Bei den Rentenversicherungen handelte es sich bis zum Jahr 1957 um reine Kapitalansparversicherungen mit einem Gesamtkapitalbestand von damals rund 40 Milliarden DM. 50 Jahre später wird die Rentenreform von 1957als Geburtsstunde des modernen Rentensystems gefeiert, obwohl eine Trauerfeier das eigentlich nahe liegende währe. Es war die Regierung Adenauer, die den Rentenversicherer den ersten schweren Schlag zufügte. So mussten als Folge des 2. Weltkrieges Rentenzahlungen für arbeitsunfähige Kriegsversehrte aus dem beitragsfinanzierten Rentensystem, anstatt aus Steuermitteln gezahlt werden. Aus den somit frei gewordenen Steuermitteln, wer denkt dabei an Zynismus, konnte dann die Wiederbewaffnung für den nächsten Krieg betrieben werden.
Etwa ab dem Jahr 1960, ebenfalls unter dem CDU Kanzler Adenauer wurden die Rentenkassen durch die Politik gezwungen, insolvente Rentenkassen anderer Versicherungsträger, wie beispielsweise landwirtschaftliche Versorgungskassen in ihr funktionierendes System zu integrieren, ohne allerdings den entstandenen Verlust aus Steuermitteln ersetzt zu bekommen. Der unfreiwillige Deal ging im damaligen Wirtschaftswunderrausch ohne größeres Aufsehen und Protest über die Bühne, es ging ja schließlich steil aufwärts und wer wollte schon den Mahnern und Warnern zuhören, ihnen gar glauben schenken?
Mit dem so genannten demographischen Faktor, dem Todschlagsargument der neuen, als asozial einzustufenden Politik der Entsolidarisierung werden wir heute konfrontiert, wenn es um Kürzungen und Streichungen in der Sozialpolitik geht. Der demographische Faktor, die Mär von der Vergreisung und den viel zu teuer gewordenen Alten muss auch herhalten, um von den weiteren systematisch betriebenen Plünderungen der Sozialkassen abzulenken.
Unter der Regierung Kohl wurden den Rentenversicherungen weitere Lasten aufgebürdet. Die so genannten versicherungsfremden Leistungen führten zu einem weiteren Aderlass, ebenfalls ohne finanziellen Ausgleich. Es kamen hinzu: Die Übernahme sämtlicher Versorgungsleistungen für Umsiedler, Ostflüchtlinge und Aussiedler, ohne das diese jemals Beiträge in das bereits kränkelnde System eingezahlt hatten. Weiter ging es mit der „sozialverträglichen" Massenentlassung Hunderttausender zur angeblichen Sanierung der Großkonzerne und deren weiterer Wettbewerbsfähigkeit im Rahmen der Globalisierung. Der Rauschmiss im großen Stiel erhielt einen sozialen Rahmen, für den die BeitragszahlerInnen aufzukommen hatten und nicht diejenigen die in der Vergangenheit ihre Gewinne durch die Arbeitskraft der jetzt Überflüssigen, erzielt hatten.

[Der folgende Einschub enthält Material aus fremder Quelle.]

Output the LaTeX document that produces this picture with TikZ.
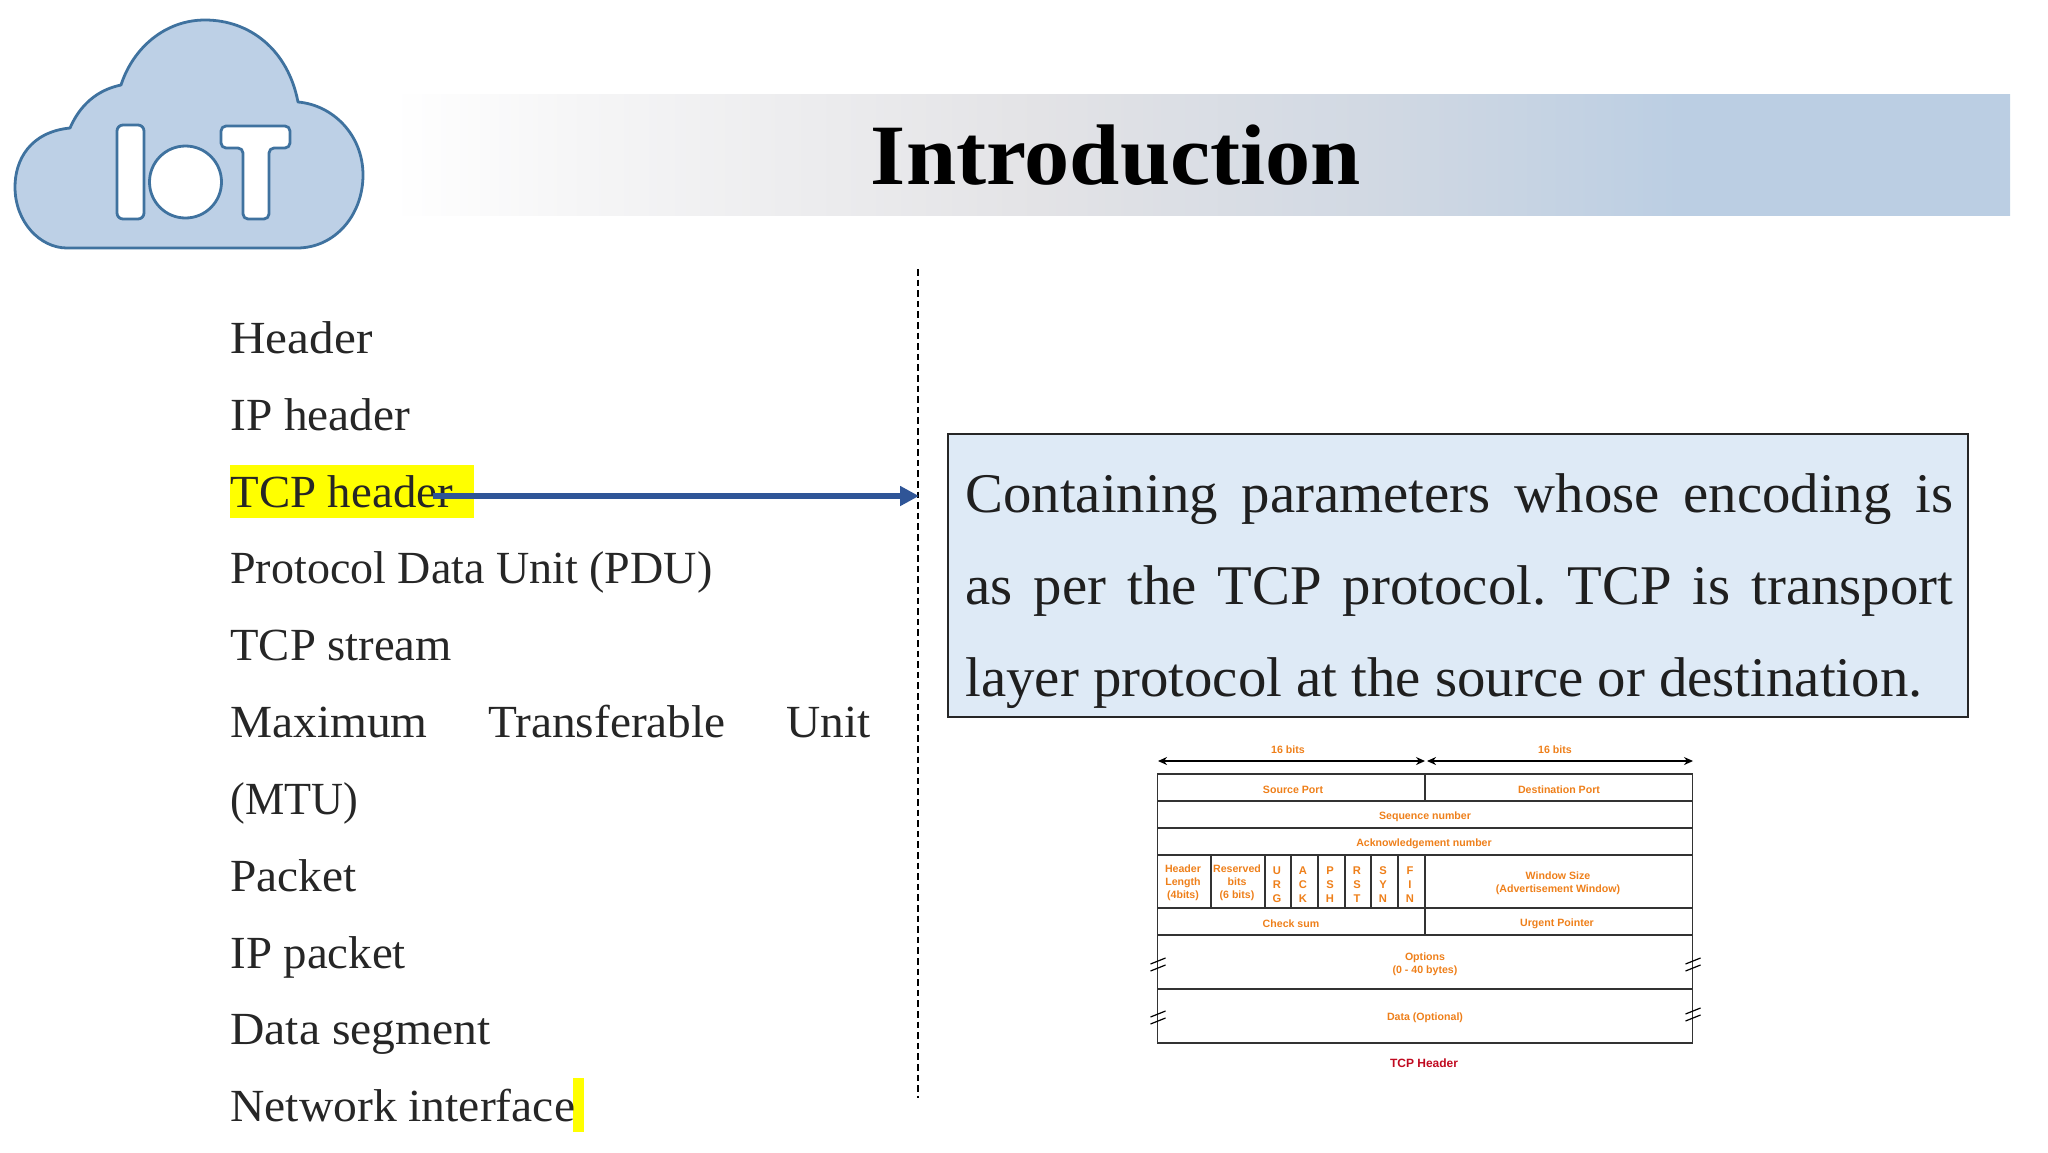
\documentclass[tikz,border=0pt]{standalone}
\usepackage{fontspec}
\usetikzlibrary{arrows.meta}
\setmainfont{Liberation Serif}[FakeStretch=1.05]
\newfontfamily\boxfont{Liberation Serif}[FakeStretch=1.014]
\setsansfont{Liberation Sans}
\definecolor{bandone}{HTML}{F5F5F6}
\definecolor{bandtwo}{HTML}{E3E3E6}
\definecolor{bandthree}{HTML}{D0D8E3}
\definecolor{bandend}{HTML}{BBCEE3}
\definecolor{cloudfill}{HTML}{BDD0E6}
\definecolor{cloudline}{HTML}{3F729F}
\definecolor{boxfill}{HTML}{DEEAF6}
\definecolor{arrowblue}{HTML}{2F5597}
\definecolor{tabor}{HTML}{EE7F1A}
\definecolor{tabred}{HTML}{C00A20}
\definecolor{tabline}{HTML}{333333}
\definecolor{marker}{RGB}{255,255,0}
\pgfdeclarehorizontalshading{bandshade}{100bp}{color(0bp)=(white);color(25bp)=(white);color(31bp)=(bandone);color(45bp)=(bandtwo);color(56bp)=(bandthree);color(65bp)=(bandend);color(75bp)=(bandend);color(100bp)=(bandend)}
\tikzset{
  listitem/.style={anchor=base west,inner sep=0pt,font=\fontsize{23}{23}\selectfont,text=black!85},
  boxline/.style={anchor=base west,inner sep=0pt,font=\boxfont\fontsize{28}{28}\selectfont,text=black!88},
  cell/.style={draw=tabline,line width=.85pt},
  celltext/.style={inner sep=0pt,align=center,text=tabor,font=\sffamily\bfseries\fontsize{5.3}{6.4}\selectfont},
  flagtext/.style={celltext,font=\sffamily\bfseries\fontsize{5.6}{7}\selectfont},
  logo/.style={draw=cloudline,line width=1.4pt,line join=round},
  breakmark/.style={draw=black,line width=.6pt},
  dimarrow/.style={{Stealth[length=4.5pt,width=4pt]}-{Stealth[length=4.5pt,width=4pt]},draw=black,line width=.7pt}
}
\begin{document}
\begin{tikzpicture}[x=0.5pt,y=-0.5pt]
\useasboundingbox (0,0) rectangle (2048,1152);
% title band
\shade[shading=bandshade] (392,94) rectangle (2010,215);
\node[inner sep=0pt,anchor=base] (title) at (1116,184) {\fontsize{43}{43}\selectfont\bfseries Introduction};
% cloud
\draw[logo,fill=cloudfill] (70,128)
  .. controls (30,132) and (15,160) .. (15,187)
  .. controls (15,222) and (40,248) .. (67,248)
  -- (297,248)
  .. controls (335,248) and (363,215) .. (363,175)
  .. controls (363,135) and (333,105) .. (298,102)
  .. controls (288,50) and (250,20) .. (205,20)
  .. controls (165,20) and (133,48) .. (121,85)
  .. controls (97,90) and (80,105) .. (70,128) -- cycle;
\draw[logo,fill=white,rounded corners=3pt] (117,125) rectangle (144,219);
\draw[logo,fill=white] (185.5,182) circle[radius=36];
\draw[logo,fill=white,rounded corners=2.5pt] (221,126) -- (290,126) -- (290,148) -- (269,148) -- (269,219) -- (243,219) -- (243,148) -- (221,148) -- cycle;
% divider
\coordinate (divtop) at (918,269);
\coordinate (divbot) at (918,1098);
\draw[black,line width=.65pt,dash pattern=on 3.3pt off 2pt] (divtop) -- (divbot);
% left list
\fill[marker] (230,465) rectangle (474,518);
\fill[marker] (573,1078) rectangle (584,1132);
\node[listitem] (l1) at (230,353) {\scalebox{1.02}[1]{Header}};
\node[listitem] (l2) at (230,430) {\scalebox{.98}[1]{IP header}};
\node[listitem] (l3) at (230,507) {\scalebox{.97}[1]{TCP header}};
\node[listitem] (l4) at (230,583) {\scalebox{.953}[1]{Protocol Data Unit (PDU)}};
\node[listitem] (l5) at (230,660) {\scalebox{.966}[1]{TCP stream}};
\node[listitem] (l6) at (230,737) {\scalebox{.98}[1]{\hbox to 326.5pt{Maximum\hfil Transferable\hfil Unit}}};
\node[listitem] (l7) at (230,814) {\scalebox{.915}[1]{(MTU)}};
\node[listitem] (l8) at (230,891) {\scalebox{.98}[1]{Packet}};
\node[listitem] (l9) at (230,968) {\scalebox{.97}[1]{IP packet}};
\node[listitem] (l10) at (230,1044) {\scalebox{.985}[1]{Data segment}};
\node[listitem] (l11) at (230,1121) {\scalebox{.985}[1]{Network interface}};
% arrow
\coordinate (arrstart) at (433,496);
\coordinate (arrend) at (919,496);
\draw[-{Triangle[length=9.5pt,width=9.5pt]},draw=arrowblue,fill=arrowblue,line width=3.2pt] (arrstart) -- (arrend);
% description box
\draw[fill=boxfill,draw=black!85,line width=.8pt] (948,434) rectangle (1968,717);
\node[boxline] (b1) at (965,512) {\hbox to 494pt{Containing\hfil parameters\hfil whose\hfil encoding\hfil is}};
\node[boxline] (b2) at (965,604) {\hbox to 494pt{as\hfil per\hfil the\hfil TCP\hfil protocol.\hfil TCP\hfil is\hfil transport}};
\node[boxline] (b3) at (965,696) {layer protocol at the source or destination.};
% table
\coordinate (d1) at (1158,761); \coordinate (d2) at (1425,761); \coordinate (d3) at (1427,761); \coordinate (d4) at (1693,761);
\draw[dimarrow] (d1) -- (d2);
\draw[dimarrow] (d3) -- (d4);
\node[celltext] (bits1) at (1288,750) {16 bits};
\node[celltext] (bits2) at (1555,750) {16 bits};
\draw[cell] (1157.5,774) rectangle (1425,801);
\draw[cell] (1425,774) rectangle (1692.5,801);
\draw[cell] (1157.5,801) rectangle (1692.5,828);
\draw[cell] (1157.5,828) rectangle (1692.5,855);
\foreach \a/\b in {1157.5/1211,1211/1264.7,1264.7/1291.3,1291.3/1318,1318/1344.7,1344.7/1371.3,1371.3/1398.3,1398.3/1425,1425/1692.5}{\draw[cell] (\a,855) rectangle (\b,908);}
\draw[cell] (1157.5,908) rectangle (1425,935);
\draw[cell] (1425,908) rectangle (1692.5,935);
\draw[cell] (1157.5,935) rectangle (1692.5,989);
\draw[cell] (1157.5,989) rectangle (1692.5,1043);
\node[celltext] (src) at (1293,790) {Source Port};
\node[celltext] (dst) at (1559,790) {Destination Port};
\node[celltext] (seq) at (1425,817) {Sequence number};
\node[celltext] (ack) at (1424,844) {Acknowledgement number};
\node[celltext] (hl) at (1183,883) {Header\\Length\\(4bits)};
\node[celltext] (res) at (1237,883) {Reserved\\bits\\(6 bits)};
\node[flagtext] (urg) at (1277,885) {U\\R\\G};
\node[flagtext] (ackf) at (1303,885) {A\\C\\K};
\node[flagtext] (psh) at (1330,885) {P\\S\\H};
\node[flagtext] (rst) at (1357,885) {R\\S\\T};
\node[flagtext] (syn) at (1383,885) {S\\Y\\N};
\node[flagtext] (fin) at (1410,885) {F\\I\\N};
\node[celltext] (win) at (1558,883) {Window Size\\(Advertisement Window)};
\node[celltext] (chk) at (1291,923.5) {Check sum};
\node[celltext] (urp) at (1557,924) {Urgent Pointer};
\node[celltext] (opt) at (1425,964) {Options\\(0 - 40 bytes)};
\node[celltext] (data) at (1425,1018) {Data (Optional)};
\node[celltext,text=tabred,font=\sffamily\bfseries\fontsize{6}{7}\selectfont] (cap) at (1424,1063) {TCP Header};
% break marks
\foreach \x/\y in {1158/966,1158/1019,1693/966,1693/1016}{
  \draw[breakmark] (\x-7.5,\y-2) -- (\x+7.5,\y-8);
  \draw[breakmark] (\x-7.5,\y+5) -- (\x+7.5,\y-1);
}
\end{tikzpicture}
\end{document}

Mit dem Beitritt der DDR zum bundesrepublikanischen Sozialstaat und um die blühenden Landschaften Helmut Kohls zu finanzieren, wurde dem angeschlagenen Rentensystem auch noch die Folgen des zusammengebrochenen Arbeitsmarktes der DDR zugemutet. Hier wurde das nun überflüssig gewordene „Humankapital" auf die „humane" Art des „Sozialstaates" in die Frühverrentung gedrängt. Nichts weiter als teures Make up für die Arbeitslosenstatistik auf Kosten der Beitragszahler. Hinzu kam die Finanzierung der Renten von DDR-Bürgern und um dem Ganzen noch eins drauf zu setzen, der Verkauf von BfA-Anlagevermögen in Milliardenhöhe zur Errichtung von Wohnungen für zurückkehrende sowjetische Militärangehörige.
Die Kassen sind leer, wird uns täglich erzählt und Schuld an allem Übel ist das undankbare, raffgierige Volk, dessen Ansprüche nicht mehr zu befriedigen sind. Sozialschmarotzer fressen das alles auf, was der Staat doch so dringend zur Sicherung von Rohstoffen, für Terrorismusbekämpfung und „Friedensmissionen" in aller Welt braucht. Aber trösten wir uns: Unsere Rente fliegt am Himmel Afghanistans, sie schwimmt im Mittelmeer und am Horn von Afrika und so richtig marschieren wird sie sicher auch bald wieder. Bleibt nur noch zu klären, wie Rentenzahlungen für arbeitsunfähige Kriegsversehrte in Zukunft finanziert werden sollen.